# Exercise goal
The material below holds pictures; leave them out and reproduce exactly the lines from the one with "Rebuild this chart" through the one with "22.8, 26.0, 30.4];", inclusive.

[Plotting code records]

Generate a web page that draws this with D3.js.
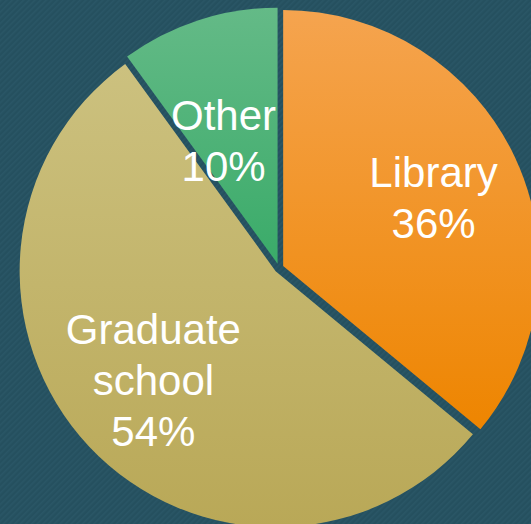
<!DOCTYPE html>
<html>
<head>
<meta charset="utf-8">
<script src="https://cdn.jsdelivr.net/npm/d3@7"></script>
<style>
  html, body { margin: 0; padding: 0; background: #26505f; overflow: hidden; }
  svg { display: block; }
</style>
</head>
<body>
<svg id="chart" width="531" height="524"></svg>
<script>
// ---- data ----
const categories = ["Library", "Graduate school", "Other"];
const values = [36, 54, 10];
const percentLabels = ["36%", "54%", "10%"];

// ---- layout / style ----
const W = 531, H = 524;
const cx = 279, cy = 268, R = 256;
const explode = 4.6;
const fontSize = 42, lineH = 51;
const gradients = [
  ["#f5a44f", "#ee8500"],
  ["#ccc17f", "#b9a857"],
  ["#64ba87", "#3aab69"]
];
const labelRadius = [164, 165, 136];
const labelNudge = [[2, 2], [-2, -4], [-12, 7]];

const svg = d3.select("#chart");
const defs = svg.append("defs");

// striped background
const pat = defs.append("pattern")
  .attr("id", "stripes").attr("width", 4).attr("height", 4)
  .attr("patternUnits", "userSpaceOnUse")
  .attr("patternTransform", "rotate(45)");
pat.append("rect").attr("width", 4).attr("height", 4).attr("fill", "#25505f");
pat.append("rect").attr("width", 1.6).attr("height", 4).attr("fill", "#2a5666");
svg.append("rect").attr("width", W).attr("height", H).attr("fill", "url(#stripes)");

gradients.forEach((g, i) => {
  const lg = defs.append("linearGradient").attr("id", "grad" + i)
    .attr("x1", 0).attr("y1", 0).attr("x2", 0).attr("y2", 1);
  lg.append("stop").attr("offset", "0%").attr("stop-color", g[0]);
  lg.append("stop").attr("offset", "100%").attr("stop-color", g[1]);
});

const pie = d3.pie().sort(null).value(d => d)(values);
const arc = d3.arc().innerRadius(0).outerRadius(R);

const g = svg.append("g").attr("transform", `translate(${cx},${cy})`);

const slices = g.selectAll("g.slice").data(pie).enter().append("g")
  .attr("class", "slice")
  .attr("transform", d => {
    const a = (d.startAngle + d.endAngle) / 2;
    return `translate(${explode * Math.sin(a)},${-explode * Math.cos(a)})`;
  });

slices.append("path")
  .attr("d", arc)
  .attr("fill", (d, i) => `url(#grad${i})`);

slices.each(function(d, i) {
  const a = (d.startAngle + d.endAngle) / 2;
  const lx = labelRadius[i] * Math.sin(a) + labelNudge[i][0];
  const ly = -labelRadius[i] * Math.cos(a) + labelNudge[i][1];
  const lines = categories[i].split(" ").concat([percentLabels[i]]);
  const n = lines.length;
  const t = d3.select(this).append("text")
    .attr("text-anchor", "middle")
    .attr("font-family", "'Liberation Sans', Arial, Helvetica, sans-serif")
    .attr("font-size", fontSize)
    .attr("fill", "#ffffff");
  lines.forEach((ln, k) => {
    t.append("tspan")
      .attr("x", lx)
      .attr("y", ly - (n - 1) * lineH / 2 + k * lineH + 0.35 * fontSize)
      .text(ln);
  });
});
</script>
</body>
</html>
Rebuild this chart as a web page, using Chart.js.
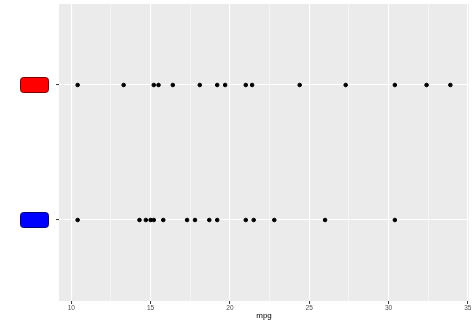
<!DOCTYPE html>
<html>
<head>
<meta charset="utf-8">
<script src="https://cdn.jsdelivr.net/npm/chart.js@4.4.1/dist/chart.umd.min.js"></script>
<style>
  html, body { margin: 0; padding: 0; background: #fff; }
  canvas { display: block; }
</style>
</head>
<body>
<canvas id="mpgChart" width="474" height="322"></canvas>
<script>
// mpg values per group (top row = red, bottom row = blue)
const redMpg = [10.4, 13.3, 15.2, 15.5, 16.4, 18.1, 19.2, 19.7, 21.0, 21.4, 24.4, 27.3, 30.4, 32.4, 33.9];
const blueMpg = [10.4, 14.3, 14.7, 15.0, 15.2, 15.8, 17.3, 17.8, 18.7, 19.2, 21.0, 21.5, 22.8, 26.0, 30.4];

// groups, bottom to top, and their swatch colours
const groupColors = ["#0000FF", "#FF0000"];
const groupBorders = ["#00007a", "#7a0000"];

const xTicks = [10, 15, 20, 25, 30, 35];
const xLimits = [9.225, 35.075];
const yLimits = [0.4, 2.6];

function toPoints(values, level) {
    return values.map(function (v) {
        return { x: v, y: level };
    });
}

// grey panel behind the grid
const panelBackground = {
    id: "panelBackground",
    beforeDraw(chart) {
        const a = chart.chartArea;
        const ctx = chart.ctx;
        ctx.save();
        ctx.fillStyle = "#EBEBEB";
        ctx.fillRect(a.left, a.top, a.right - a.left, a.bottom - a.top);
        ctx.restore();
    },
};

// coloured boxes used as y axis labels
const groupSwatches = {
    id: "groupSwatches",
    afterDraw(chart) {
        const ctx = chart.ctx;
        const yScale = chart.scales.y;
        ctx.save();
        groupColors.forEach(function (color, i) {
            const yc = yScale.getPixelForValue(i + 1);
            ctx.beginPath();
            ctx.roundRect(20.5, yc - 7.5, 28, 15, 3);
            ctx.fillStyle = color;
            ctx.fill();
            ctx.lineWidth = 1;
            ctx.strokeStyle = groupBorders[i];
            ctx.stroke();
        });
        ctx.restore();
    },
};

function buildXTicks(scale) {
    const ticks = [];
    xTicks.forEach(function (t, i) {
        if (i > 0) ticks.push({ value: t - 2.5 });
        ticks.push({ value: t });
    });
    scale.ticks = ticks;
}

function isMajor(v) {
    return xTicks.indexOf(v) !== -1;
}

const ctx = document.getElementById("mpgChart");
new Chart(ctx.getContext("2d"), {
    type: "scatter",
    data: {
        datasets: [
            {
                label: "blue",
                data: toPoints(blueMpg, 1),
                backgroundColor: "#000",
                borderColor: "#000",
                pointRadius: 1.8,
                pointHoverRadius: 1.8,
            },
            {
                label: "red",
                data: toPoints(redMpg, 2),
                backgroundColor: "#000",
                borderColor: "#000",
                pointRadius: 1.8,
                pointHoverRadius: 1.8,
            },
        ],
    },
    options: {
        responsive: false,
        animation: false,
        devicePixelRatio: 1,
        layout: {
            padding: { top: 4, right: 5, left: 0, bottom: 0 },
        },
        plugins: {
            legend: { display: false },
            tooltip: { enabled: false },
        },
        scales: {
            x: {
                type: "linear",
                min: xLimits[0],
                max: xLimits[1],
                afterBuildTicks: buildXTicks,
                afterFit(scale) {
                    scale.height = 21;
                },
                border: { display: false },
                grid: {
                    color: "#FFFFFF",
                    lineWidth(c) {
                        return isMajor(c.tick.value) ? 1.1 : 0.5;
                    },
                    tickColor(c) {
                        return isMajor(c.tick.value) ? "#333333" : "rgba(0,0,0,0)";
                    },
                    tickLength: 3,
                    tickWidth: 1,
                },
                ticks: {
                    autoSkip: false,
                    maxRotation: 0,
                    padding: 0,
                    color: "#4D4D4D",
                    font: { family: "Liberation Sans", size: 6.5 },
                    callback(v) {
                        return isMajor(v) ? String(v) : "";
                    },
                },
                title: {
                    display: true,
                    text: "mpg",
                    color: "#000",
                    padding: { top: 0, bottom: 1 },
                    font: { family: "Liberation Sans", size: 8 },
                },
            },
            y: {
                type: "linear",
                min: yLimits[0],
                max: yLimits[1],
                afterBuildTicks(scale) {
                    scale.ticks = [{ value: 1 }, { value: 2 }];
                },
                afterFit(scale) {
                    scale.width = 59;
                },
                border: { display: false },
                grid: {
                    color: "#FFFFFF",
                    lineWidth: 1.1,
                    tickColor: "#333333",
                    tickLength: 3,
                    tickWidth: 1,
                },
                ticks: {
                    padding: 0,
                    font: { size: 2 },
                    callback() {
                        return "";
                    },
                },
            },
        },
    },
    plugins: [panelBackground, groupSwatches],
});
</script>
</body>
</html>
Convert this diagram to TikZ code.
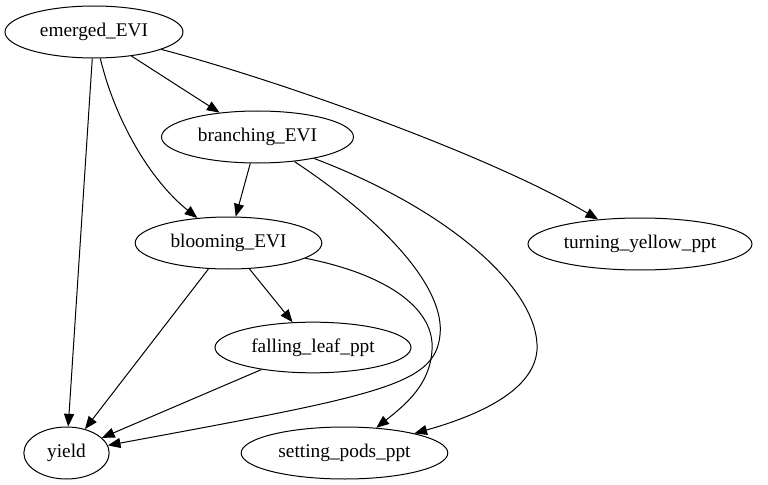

# Task output
Rebuild this chart as a web page, using Chart.js.
<!DOCTYPE html>
<html>
<head>
<meta charset="utf-8">
<script src="https://cdn.jsdelivr.net/npm/chart.js@4.4.1/dist/chart.umd.min.js"></script>
<style>
  html, body { margin: 0; padding: 0; background: #fff; }
  canvas { display: block; }
</style>
</head>
<body>
<canvas id="mpgChart" width="474" height="322"></canvas>
<script>
// mpg values per group (top row = red, bottom row = blue)
const redMpg = [10.4, 13.3, 15.2, 15.5, 16.4, 18.1, 19.2, 19.7, 21.0, 21.4, 24.4, 27.3, 30.4, 32.4, 33.9];
const blueMpg = [10.4, 14.3, 14.7, 15.0, 15.2, 15.8, 17.3, 17.8, 18.7, 19.2, 21.0, 21.5, 22.8, 26.0, 30.4];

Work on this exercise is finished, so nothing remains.